## Written exercise
Copy each line containing the word "this" from the records that follow, please.

## Materials provided
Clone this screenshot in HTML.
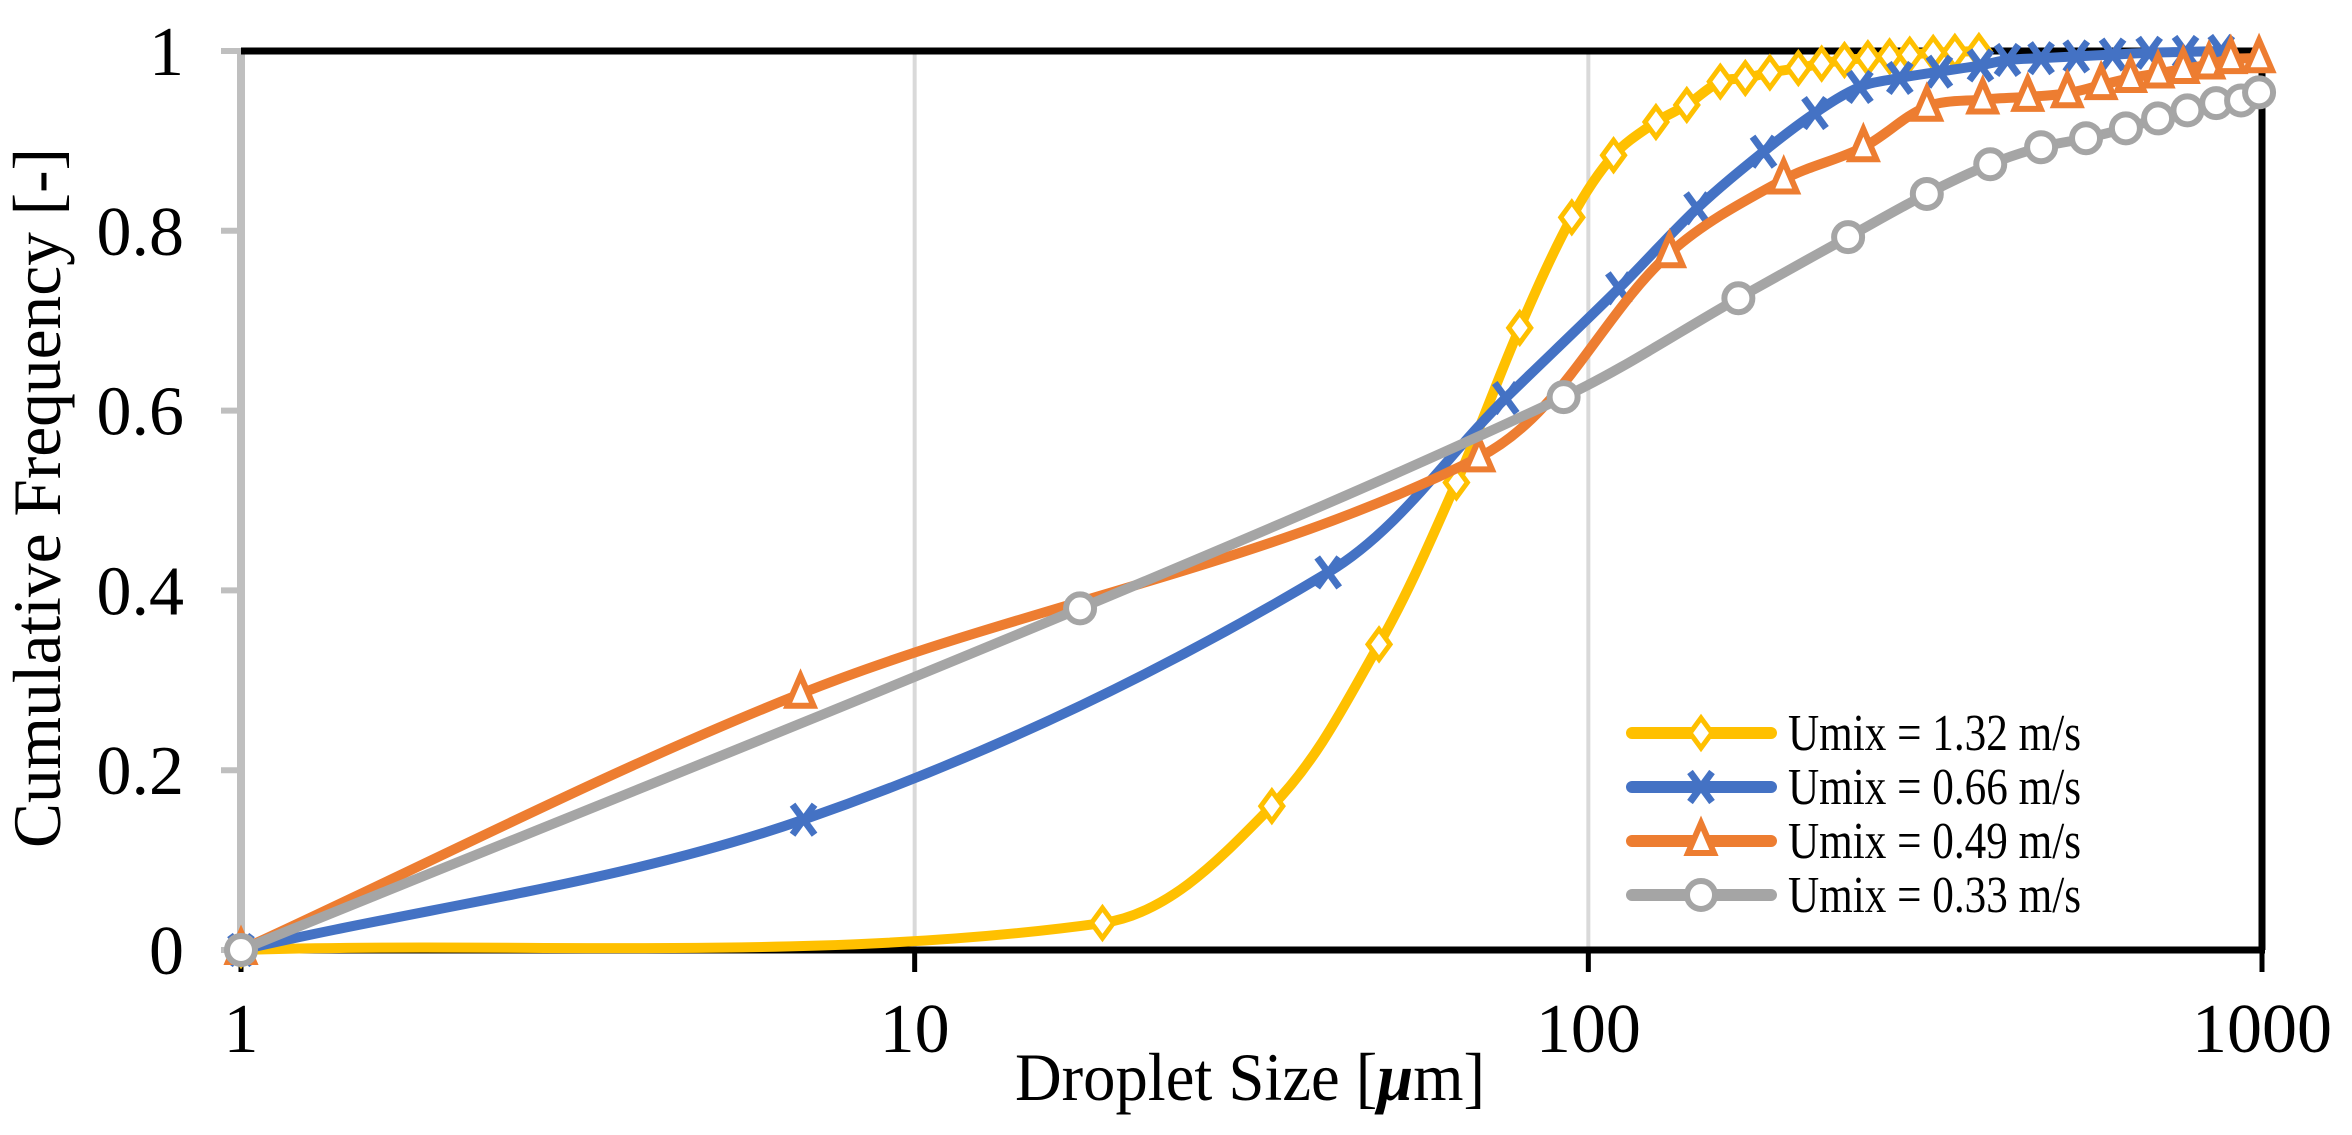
<!DOCTYPE html>
<html><head><meta charset="utf-8"><style>
html,body{margin:0;padding:0;background:#fff;}
svg{display:block;}
text{font-family:"Liberation Serif",serif;fill:#000;}
</style></head><body>
<svg id="chart" width="2352" height="1135" viewBox="0 0 2352 1135" xmlns="http://www.w3.org/2000/svg">
<g id="grid"></g>
<g id="axes"></g>
<g id="series"></g>
<g id="legend"></g>
<text x="1250" y="1100" font-size="68" text-anchor="middle" textLength="470" lengthAdjust="spacingAndGlyphs">Droplet Size [<tspan font-style="italic" font-weight="bold">μ</tspan>m]</text>
<text transform="translate(60,498) rotate(-90)" font-size="68" text-anchor="middle" textLength="700" lengthAdjust="spacingAndGlyphs">Cumulative Frequency [-]</text>
</svg>
<script>
const xTicks=[1,10,100,1000];
const xTickLabels=["1","10","100","1000"];
const yTicks=[0,0.2,0.4,0.6,0.8,1];
const yTickLabels=["0","0.2","0.4","0.6","0.8","1"];
const seriesNames=["Umix = 1.32 m/s","Umix = 0.66 m/s","Umix = 0.49 m/s","Umix = 0.33 m/s"];
const xYellow=[1,19,33.9,48.9,63.7,79.1,94.5,109,126,140,157,171,186,205,222,240,260,280,300,325,350,380];
const yYellow=[0,0.03,0.16,0.34,0.52,0.692,0.815,0.884,0.921,0.94,0.966,0.97,0.976,0.981,0.986,0.99,0.992,0.994,0.996,0.998,0.999,1.0];
const xBlue=[1,6.84,41.1,75.4,111,145,182,217,253,290,332,382,419,470,530,600,680,770,870];
const yBlue=[0,0.145,0.42,0.614,0.736,0.825,0.888,0.931,0.96,0.97,0.977,0.984,0.99,0.992,0.994,0.996,0.998,0.999,1.0];
const xOrange=[1,6.77,68.8,132,195,256,318,385,449,514,577,638,701,764,834,899,990];
const yOrange=[0,0.285,0.548,0.775,0.857,0.893,0.938,0.946,0.949,0.953,0.962,0.97,0.975,0.98,0.985,0.991,0.992];
const xGray=[1,17.6,91.9,167,243,318,395,470,548,628,701,775,855,931,990];
const yGray=[0,0.38,0.615,0.725,0.793,0.841,0.874,0.893,0.903,0.914,0.925,0.934,0.942,0.945,0.954];

const L=241,R=2262,T=51,B=950;
const sx=v=>L+(Math.log10(v))/3*(R-L);
const sy=v=>B-v*(B-T);
const NS="http://www.w3.org/2000/svg";
function mk(tag,parent,attrs){const e=document.createElementNS(NS,tag);for(const k in attrs)e.setAttribute(k,attrs[k]);parent.appendChild(e);return e;}
const grid=document.getElementById('grid'),axes=document.getElementById('axes'),ser=document.getElementById('series'),leg=document.getElementById('legend');

xTicks.forEach((t,i)=>{
  if(i>0&&i<xTicks.length-1){const g=mk('line',grid,{x1:sx(t),x2:sx(t),y1:T,y2:B,stroke:'#d9d9d9','stroke-width':4});
  
  }
  const tk=mk('line',axes,{x1:sx(t),x2:sx(t),y1:B,y2:B+22,stroke:'#000','stroke-width':5});
  
  
  const lb=mk('text',axes,{x:sx(t),y:1052,'font-size':70,'text-anchor':'middle'});
  lb.textContent=xTickLabels[i];
  
  
});
yTicks.forEach((t,i)=>{
  const tk=mk('line',axes,{x1:221,x2:L,y1:sy(t),y2:sy(t),stroke:'#bfbfbf','stroke-width':6});
  
  
  const lb=mk('text',axes,{x:184,y:sy(t)+24,'font-size':70,'text-anchor':'end'});
  lb.textContent=yTickLabels[i];
  
  
});
let a=mk('line',axes,{x1:L,x2:L,y1:T-3,y2:B,stroke:'#bfbfbf','stroke-width':8});


a=mk('line',axes,{x1:L,x2:R+3,y1:T,y2:T,stroke:'#000','stroke-width':7});


a=mk('line',axes,{x1:R,x2:R,y1:T,y2:B,stroke:'#000','stroke-width':7});


a=mk('line',axes,{x1:L,x2:R+3,y1:B,y2:B,stroke:'#000','stroke-width':7});



function smooth(pts){
  const n=pts.length;
  const tan=pts.map((p,i)=>{
    const a=pts[Math.max(0,i-1)],b=pts[Math.min(n-1,i+1)];
    const dx=b[0]-a[0],dy=b[1]-a[1],l=Math.hypot(dx,dy)||1;
    return [dx/l,dy/l];
  });
  let d=`M${pts[0][0]},${pts[0][1]}`;
  for(let i=0;i<n-1;i++){
    const p1=pts[i],p2=pts[i+1];
    const len=Math.hypot(p2[0]-p1[0],p2[1]-p1[1])/3;
    const c1=[p1[0]+tan[i][0]*len,p1[1]+tan[i][1]*len];
    const c2=[p2[0]-tan[i+1][0]*len,p2[1]-tan[i+1][1]*len];
    d+=` C${c1[0]},${c1[1]} ${c2[0]},${c2[1]} ${p2[0]},${p2[1]}`;
  }
  return d;
}
function marker(g,type,x,y,color){
  let m;
  if(type==='diamond') m=mk('path',g,{d:`M${x},${y-15} L${x+11},${y} L${x},${y+15} L${x-11},${y} Z`,fill:'#fff',stroke:color,'stroke-width':5});
  else if(type==='x'){m=mk('path',g,{d:`M${x-11},${y-15} L${x+11},${y+15} M${x+11},${y-15} L${x-11},${y+15}`,stroke:color,'stroke-width':7,fill:'none'});}
  else if(type==='tri') m=mk('path',g,{d:`M${x},${y-18} L${x+13},${y+12} L${x-13},${y+12} Z`,fill:'#fff',stroke:color,'stroke-width':6,'stroke-linejoin':'miter'});
  else m=mk('circle',g,{cx:x,cy:y,r:14,fill:'#fff',stroke:color,'stroke-width':6});
  return m;
}
const defs=[
  {xs:xYellow,ys:yYellow,c:'#ffc000',m:'diamond',n:'series-umix-1-32'},
  {xs:xBlue,ys:yBlue,c:'#4472c4',m:'x',n:'series-umix-0-66'},
  {xs:xOrange,ys:yOrange,c:'#ed7d31',m:'tri',n:'series-umix-0-49'},
  {xs:xGray,ys:yGray,c:'#a5a5a5',m:'circle',n:'series-umix-0-33'}
];
defs.forEach((s,si)=>{
  const g=mk('g',ser,{});
  
  
  const pts=s.xs.map((v,i)=>[sx(v),sy(s.ys[i])]);
  const p=mk('path',g,{d:smooth(pts),fill:'none',stroke:s.c,'stroke-width':10,'stroke-linecap':'round','stroke-linejoin':'round'});
  
  
  pts.forEach(pt=>{const m=marker(g,s.m,pt[0],pt[1],s.c);
    
    });
  const ly=733+si*54;
  const ent=mk('g',leg,{});
  
  
  mk('line',ent,{x1:1632,x2:1771,y1:ly,y2:ly,stroke:s.c,'stroke-width':12,'stroke-linecap':'round'});
  marker(ent,s.m,1701,ly,s.c);
  const t=mk('text',ent,{x:1788,y:ly+17,'font-size':52,textLength:293,lengthAdjust:'spacingAndGlyphs'});
  t.textContent=seriesNames[si];
});
</script>
</body></html>
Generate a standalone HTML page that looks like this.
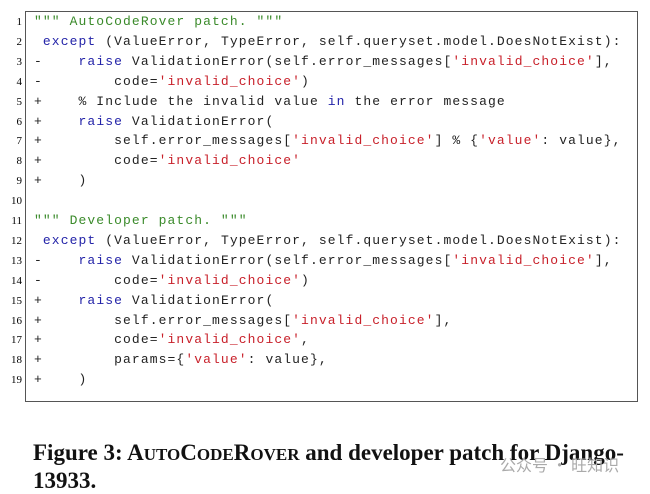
<!DOCTYPE html>
<html><head><meta charset="utf-8"><style>
body{margin:0;width:650px;height:494px;background:#fff;position:relative;overflow:hidden}
.box{position:absolute;left:25px;top:11px;width:613px;height:391px;border:1px solid #555;box-sizing:border-box}
.ln{position:absolute;left:0;width:22px;text-align:right;font:11px "Liberation Serif",serif;color:#000}
.c{position:absolute;left:34px;font:13px "Liberation Mono",monospace;letter-spacing:1.1px;white-space:pre;color:#222}
.k{color:#2323a8}.s{color:#c8202a}.g{color:#3a8a2a}
.cap{position:absolute;left:33px;top:440px;font:bold 23px "Liberation Serif",serif;line-height:26px;color:#111;width:620px;white-space:nowrap}
.sc{font-size:17px}
.wm{position:absolute;left:500px;top:452px;font:16px "Noto Sans CJK SC",sans-serif;color:#aaa}
</style></head><body>
<div class="box"></div>
<div id="L"></div>
<script>
var lines=[
'<span class="g">""" AutoCodeRover patch. """</span>',
' <span class="k">except</span> (ValueError, TypeError, self.queryset.model.DoesNotExist):',
'-    <span class="k">raise</span> ValidationError(self.error_messages[<span class="s">\'invalid_choice\'</span>],',
'-        code=<span class="s">\'invalid_choice\'</span>)',
'+    % Include the invalid value <span class="k">in</span> the error message',
'+    <span class="k">raise</span> ValidationError(',
'+        self.error_messages[<span class="s">\'invalid_choice\'</span>] % {<span class="s">\'value\'</span>: value},',
'+        code=<span class="s">\'invalid_choice\'</span>',
'+    )',
'',
'<span class="g">""" Developer patch. """</span>',
' <span class="k">except</span> (ValueError, TypeError, self.queryset.model.DoesNotExist):',
'-    <span class="k">raise</span> ValidationError(self.error_messages[<span class="s">\'invalid_choice\'</span>],',
'-        code=<span class="s">\'invalid_choice\'</span>)',
'+    <span class="k">raise</span> ValidationError(',
'+        self.error_messages[<span class="s">\'invalid_choice\'</span>],',
'+        code=<span class="s">\'invalid_choice\'</span>,',
'+        params={<span class="s">\'value\'</span>: value},',
'+    )'];
var h='';
for(var i=0;i<lines.length;i++){var y=14+i*19.9;
h+='<div class="ln" style="top:'+(y+2)+'px">'+(i+1)+'</div><div class="c" style="top:'+y+'px">'+lines[i]+'</div>';}
document.getElementById('L').innerHTML=h;
</script>
<div class="cap">Figure 3: A<span class="sc">UTO</span>C<span class="sc">ODE</span>R<span class="sc">OVER</span> and developer patch for Django-<br>13933.</div>
<div class="wm">公众号 · 旺知识</div>
</body></html>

## The solution
Clone this screenshot in HTML.
Generate a standalone HTML page that looks like this.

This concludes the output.